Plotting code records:
+ + + + +

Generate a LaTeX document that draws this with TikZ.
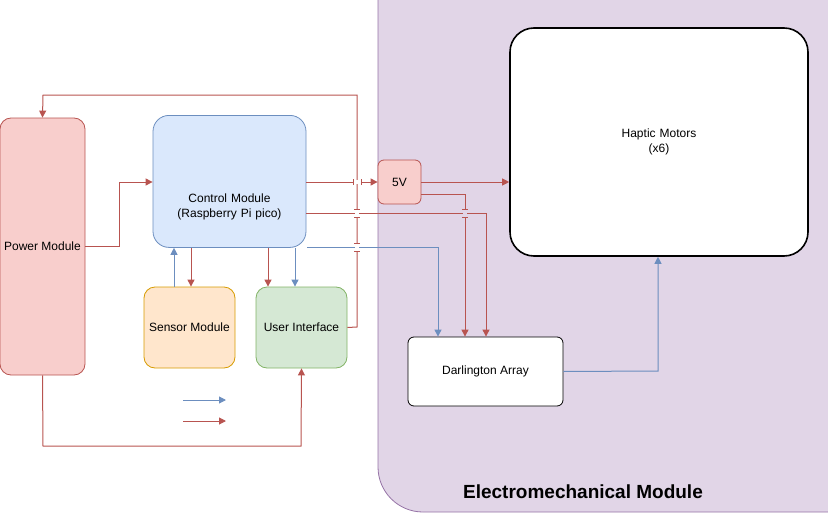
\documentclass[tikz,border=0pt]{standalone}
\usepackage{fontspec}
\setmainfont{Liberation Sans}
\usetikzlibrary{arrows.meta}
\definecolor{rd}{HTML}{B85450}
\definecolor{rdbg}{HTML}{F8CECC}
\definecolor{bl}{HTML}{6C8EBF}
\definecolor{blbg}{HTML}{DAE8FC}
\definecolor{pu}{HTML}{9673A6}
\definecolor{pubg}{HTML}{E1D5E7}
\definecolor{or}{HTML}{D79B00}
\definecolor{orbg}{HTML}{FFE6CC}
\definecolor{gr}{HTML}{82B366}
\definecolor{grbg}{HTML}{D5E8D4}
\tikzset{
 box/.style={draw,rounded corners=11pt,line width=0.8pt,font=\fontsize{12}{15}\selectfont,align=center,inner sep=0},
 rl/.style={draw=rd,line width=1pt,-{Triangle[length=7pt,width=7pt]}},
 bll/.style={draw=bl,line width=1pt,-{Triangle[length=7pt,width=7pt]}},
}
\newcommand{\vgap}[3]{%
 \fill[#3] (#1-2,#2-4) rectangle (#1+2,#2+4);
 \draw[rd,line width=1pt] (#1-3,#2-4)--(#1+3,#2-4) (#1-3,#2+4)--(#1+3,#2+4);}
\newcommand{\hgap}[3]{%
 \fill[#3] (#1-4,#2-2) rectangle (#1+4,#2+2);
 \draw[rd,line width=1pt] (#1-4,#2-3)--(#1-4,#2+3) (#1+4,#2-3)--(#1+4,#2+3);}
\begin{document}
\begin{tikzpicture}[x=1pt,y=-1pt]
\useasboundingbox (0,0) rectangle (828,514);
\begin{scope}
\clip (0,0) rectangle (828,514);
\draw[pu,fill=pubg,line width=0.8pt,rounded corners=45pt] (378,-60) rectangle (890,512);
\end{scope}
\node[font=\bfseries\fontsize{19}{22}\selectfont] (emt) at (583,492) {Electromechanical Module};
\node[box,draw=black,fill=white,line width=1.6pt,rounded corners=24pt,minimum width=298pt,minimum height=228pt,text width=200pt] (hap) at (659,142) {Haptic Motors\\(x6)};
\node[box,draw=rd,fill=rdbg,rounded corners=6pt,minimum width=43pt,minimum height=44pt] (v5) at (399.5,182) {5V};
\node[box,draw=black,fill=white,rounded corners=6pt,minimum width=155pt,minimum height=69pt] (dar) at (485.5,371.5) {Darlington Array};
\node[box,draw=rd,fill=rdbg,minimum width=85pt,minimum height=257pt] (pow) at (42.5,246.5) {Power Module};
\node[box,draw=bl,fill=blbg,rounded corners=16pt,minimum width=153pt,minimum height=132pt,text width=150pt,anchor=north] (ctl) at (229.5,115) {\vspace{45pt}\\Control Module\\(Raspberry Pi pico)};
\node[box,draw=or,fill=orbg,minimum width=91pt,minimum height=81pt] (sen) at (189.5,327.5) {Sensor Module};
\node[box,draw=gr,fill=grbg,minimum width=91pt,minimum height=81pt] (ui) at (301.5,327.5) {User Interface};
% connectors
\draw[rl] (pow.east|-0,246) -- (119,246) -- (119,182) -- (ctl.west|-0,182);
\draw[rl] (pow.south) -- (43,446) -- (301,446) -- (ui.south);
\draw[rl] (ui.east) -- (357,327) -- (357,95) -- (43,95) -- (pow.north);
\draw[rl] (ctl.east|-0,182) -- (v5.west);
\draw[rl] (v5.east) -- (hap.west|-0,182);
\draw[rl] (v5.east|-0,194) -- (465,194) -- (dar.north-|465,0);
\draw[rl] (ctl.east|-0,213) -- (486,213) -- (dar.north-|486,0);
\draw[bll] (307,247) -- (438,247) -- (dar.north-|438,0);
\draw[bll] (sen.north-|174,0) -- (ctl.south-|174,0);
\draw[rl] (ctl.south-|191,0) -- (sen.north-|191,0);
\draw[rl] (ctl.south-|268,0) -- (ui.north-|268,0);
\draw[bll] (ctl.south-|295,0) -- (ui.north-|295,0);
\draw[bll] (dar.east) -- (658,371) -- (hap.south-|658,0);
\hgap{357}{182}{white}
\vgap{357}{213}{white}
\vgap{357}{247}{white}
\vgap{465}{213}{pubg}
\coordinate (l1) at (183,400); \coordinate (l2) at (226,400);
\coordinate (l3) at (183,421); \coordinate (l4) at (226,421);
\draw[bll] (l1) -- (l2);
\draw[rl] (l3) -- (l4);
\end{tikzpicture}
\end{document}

+ + + + +

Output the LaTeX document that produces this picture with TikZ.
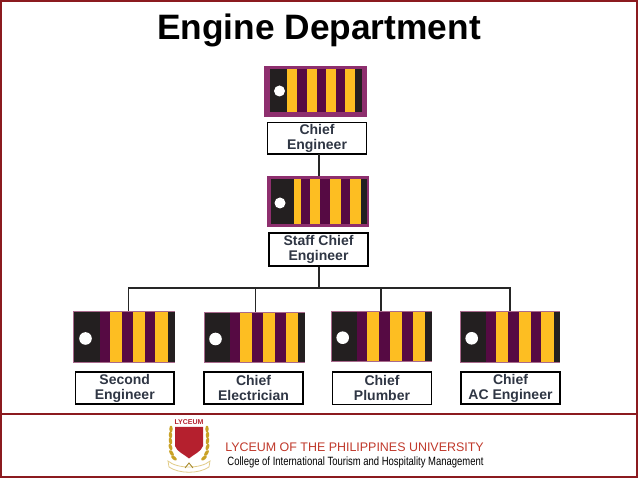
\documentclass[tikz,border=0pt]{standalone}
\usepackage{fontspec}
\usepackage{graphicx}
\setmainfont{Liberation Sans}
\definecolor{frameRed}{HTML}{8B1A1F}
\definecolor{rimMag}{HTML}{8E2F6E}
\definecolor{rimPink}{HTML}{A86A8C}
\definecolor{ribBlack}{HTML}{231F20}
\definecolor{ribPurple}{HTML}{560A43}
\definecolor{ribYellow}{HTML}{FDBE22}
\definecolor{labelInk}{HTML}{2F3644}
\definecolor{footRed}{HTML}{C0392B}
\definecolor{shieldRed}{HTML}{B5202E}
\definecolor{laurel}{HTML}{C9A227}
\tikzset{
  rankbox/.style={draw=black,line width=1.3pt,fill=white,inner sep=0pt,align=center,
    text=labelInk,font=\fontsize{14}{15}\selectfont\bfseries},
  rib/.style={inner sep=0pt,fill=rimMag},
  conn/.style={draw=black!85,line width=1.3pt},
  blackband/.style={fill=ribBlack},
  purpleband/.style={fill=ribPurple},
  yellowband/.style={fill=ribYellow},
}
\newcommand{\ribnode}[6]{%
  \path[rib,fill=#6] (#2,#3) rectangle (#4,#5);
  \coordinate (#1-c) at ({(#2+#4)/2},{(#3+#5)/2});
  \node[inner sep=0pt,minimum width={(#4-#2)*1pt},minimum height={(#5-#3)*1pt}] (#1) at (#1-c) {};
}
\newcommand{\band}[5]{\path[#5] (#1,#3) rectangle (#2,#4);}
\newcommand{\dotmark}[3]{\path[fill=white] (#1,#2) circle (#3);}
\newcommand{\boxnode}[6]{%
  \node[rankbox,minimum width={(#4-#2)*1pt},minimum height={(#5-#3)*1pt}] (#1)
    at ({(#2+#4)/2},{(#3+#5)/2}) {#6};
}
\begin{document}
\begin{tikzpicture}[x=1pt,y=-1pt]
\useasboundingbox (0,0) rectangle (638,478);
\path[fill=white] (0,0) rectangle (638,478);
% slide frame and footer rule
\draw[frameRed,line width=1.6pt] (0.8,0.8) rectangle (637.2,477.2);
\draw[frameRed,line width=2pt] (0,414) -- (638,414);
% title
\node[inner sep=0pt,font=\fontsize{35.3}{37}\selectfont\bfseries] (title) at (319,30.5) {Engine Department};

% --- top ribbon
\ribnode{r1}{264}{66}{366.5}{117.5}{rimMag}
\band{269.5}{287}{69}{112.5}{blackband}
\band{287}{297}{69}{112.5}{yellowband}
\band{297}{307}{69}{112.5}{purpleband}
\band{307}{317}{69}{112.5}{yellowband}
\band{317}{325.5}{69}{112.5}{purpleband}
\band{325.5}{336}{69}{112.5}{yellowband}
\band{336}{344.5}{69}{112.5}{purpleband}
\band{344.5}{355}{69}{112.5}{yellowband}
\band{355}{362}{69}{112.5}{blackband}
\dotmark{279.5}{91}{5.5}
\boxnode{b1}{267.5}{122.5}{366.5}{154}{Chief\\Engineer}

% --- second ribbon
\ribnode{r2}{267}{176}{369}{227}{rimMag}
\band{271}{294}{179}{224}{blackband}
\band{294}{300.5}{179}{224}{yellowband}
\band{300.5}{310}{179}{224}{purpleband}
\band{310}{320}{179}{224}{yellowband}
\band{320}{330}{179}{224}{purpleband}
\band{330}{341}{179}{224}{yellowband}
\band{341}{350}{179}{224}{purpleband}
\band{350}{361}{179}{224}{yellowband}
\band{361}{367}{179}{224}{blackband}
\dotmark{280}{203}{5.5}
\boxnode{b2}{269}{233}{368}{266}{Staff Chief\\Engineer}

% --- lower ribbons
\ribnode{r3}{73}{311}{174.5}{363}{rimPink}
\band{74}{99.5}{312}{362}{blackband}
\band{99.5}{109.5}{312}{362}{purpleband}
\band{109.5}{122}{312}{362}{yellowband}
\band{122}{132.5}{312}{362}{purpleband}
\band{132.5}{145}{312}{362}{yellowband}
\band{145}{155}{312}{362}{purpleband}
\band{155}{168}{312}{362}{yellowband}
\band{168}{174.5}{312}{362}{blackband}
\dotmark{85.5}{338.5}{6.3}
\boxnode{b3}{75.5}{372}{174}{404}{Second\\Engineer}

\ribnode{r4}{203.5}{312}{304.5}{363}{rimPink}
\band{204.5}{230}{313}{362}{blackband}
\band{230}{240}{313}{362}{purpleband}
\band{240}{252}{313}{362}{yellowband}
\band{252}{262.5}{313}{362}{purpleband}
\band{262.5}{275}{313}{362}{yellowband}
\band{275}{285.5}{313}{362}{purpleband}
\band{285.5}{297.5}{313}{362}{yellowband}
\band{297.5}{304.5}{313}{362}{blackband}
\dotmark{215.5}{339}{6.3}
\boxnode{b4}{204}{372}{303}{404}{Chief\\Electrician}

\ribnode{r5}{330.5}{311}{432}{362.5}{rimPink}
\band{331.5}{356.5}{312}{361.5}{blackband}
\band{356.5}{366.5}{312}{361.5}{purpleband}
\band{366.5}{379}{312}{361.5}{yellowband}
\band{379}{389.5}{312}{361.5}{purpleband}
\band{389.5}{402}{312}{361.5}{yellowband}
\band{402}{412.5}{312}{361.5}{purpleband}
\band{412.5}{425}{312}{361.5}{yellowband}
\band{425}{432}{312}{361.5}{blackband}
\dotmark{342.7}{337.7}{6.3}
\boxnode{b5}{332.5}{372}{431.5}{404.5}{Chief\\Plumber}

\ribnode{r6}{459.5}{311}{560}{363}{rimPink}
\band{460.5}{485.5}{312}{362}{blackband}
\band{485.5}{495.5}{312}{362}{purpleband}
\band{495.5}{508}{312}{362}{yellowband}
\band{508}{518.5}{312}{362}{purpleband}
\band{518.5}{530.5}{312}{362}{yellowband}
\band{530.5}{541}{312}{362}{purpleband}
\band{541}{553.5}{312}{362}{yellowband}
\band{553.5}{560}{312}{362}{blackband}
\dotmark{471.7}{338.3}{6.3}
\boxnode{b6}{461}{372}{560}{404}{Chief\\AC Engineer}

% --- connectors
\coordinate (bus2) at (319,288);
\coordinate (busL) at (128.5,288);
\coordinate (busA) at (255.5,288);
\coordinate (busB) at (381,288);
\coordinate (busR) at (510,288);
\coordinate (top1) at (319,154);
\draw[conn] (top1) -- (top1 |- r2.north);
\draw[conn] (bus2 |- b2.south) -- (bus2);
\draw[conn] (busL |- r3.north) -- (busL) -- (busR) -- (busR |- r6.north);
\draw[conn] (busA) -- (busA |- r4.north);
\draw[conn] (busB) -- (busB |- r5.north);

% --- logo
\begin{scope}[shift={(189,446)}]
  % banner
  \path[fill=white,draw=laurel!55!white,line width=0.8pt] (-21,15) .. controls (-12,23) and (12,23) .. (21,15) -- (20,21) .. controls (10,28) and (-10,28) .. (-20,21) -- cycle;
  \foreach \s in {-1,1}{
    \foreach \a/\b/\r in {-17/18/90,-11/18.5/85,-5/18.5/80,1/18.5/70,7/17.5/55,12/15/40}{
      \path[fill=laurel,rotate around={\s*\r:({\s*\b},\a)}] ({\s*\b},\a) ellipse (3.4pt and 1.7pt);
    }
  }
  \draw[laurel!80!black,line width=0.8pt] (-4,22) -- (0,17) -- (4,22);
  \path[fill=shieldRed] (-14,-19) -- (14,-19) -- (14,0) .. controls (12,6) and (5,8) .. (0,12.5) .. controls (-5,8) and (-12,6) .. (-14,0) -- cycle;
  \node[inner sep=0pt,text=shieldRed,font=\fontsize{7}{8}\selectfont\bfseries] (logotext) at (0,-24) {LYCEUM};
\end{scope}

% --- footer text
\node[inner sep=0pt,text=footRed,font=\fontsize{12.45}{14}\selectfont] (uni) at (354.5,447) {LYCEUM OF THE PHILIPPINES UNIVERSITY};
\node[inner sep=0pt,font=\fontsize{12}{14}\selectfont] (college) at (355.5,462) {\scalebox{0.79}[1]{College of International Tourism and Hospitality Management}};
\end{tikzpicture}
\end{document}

+ + + + +

### Task to carry out
The material above holds pictures; leave them out. Repeat exactly the lines from the one containing "Output the LaTeX" through the one containing "(title) at (319,30.5)", and nothing else.

### Solution to this task
Output the LaTeX document that produces this picture with TikZ.
\documentclass[tikz,border=0pt]{standalone}
\usepackage{fontspec}
\usepackage{graphicx}
\setmainfont{Liberation Sans}
\definecolor{frameRed}{HTML}{8B1A1F}
\definecolor{rimMag}{HTML}{8E2F6E}
\definecolor{rimPink}{HTML}{A86A8C}
\definecolor{ribBlack}{HTML}{231F20}
\definecolor{ribPurple}{HTML}{560A43}
\definecolor{ribYellow}{HTML}{FDBE22}
\definecolor{labelInk}{HTML}{2F3644}
\definecolor{footRed}{HTML}{C0392B}
\definecolor{shieldRed}{HTML}{B5202E}
\definecolor{laurel}{HTML}{C9A227}
\tikzset{
  rankbox/.style={draw=black,line width=1.3pt,fill=white,inner sep=0pt,align=center,
    text=labelInk,font=\fontsize{14}{15}\selectfont\bfseries},
  rib/.style={inner sep=0pt,fill=rimMag},
  conn/.style={draw=black!85,line width=1.3pt},
  blackband/.style={fill=ribBlack},
  purpleband/.style={fill=ribPurple},
  yellowband/.style={fill=ribYellow},
}
\newcommand{\ribnode}[6]{%
  \path[rib,fill=#6] (#2,#3) rectangle (#4,#5);
  \coordinate (#1-c) at ({(#2+#4)/2},{(#3+#5)/2});
  \node[inner sep=0pt,minimum width={(#4-#2)*1pt},minimum height={(#5-#3)*1pt}] (#1) at (#1-c) {};
}
\newcommand{\band}[5]{\path[#5] (#1,#3) rectangle (#2,#4);}
\newcommand{\dotmark}[3]{\path[fill=white] (#1,#2) circle (#3);}
\newcommand{\boxnode}[6]{%
  \node[rankbox,minimum width={(#4-#2)*1pt},minimum height={(#5-#3)*1pt}] (#1)
    at ({(#2+#4)/2},{(#3+#5)/2}) {#6};
}
\begin{document}
\begin{tikzpicture}[x=1pt,y=-1pt]
\useasboundingbox (0,0) rectangle (638,478);
\path[fill=white] (0,0) rectangle (638,478);
% slide frame and footer rule
\draw[frameRed,line width=1.6pt] (0.8,0.8) rectangle (637.2,477.2);
\draw[frameRed,line width=2pt] (0,414) -- (638,414);
% title
\node[inner sep=0pt,font=\fontsize{35.3}{37}\selectfont\bfseries] (title) at (319,30.5) {Engine Department};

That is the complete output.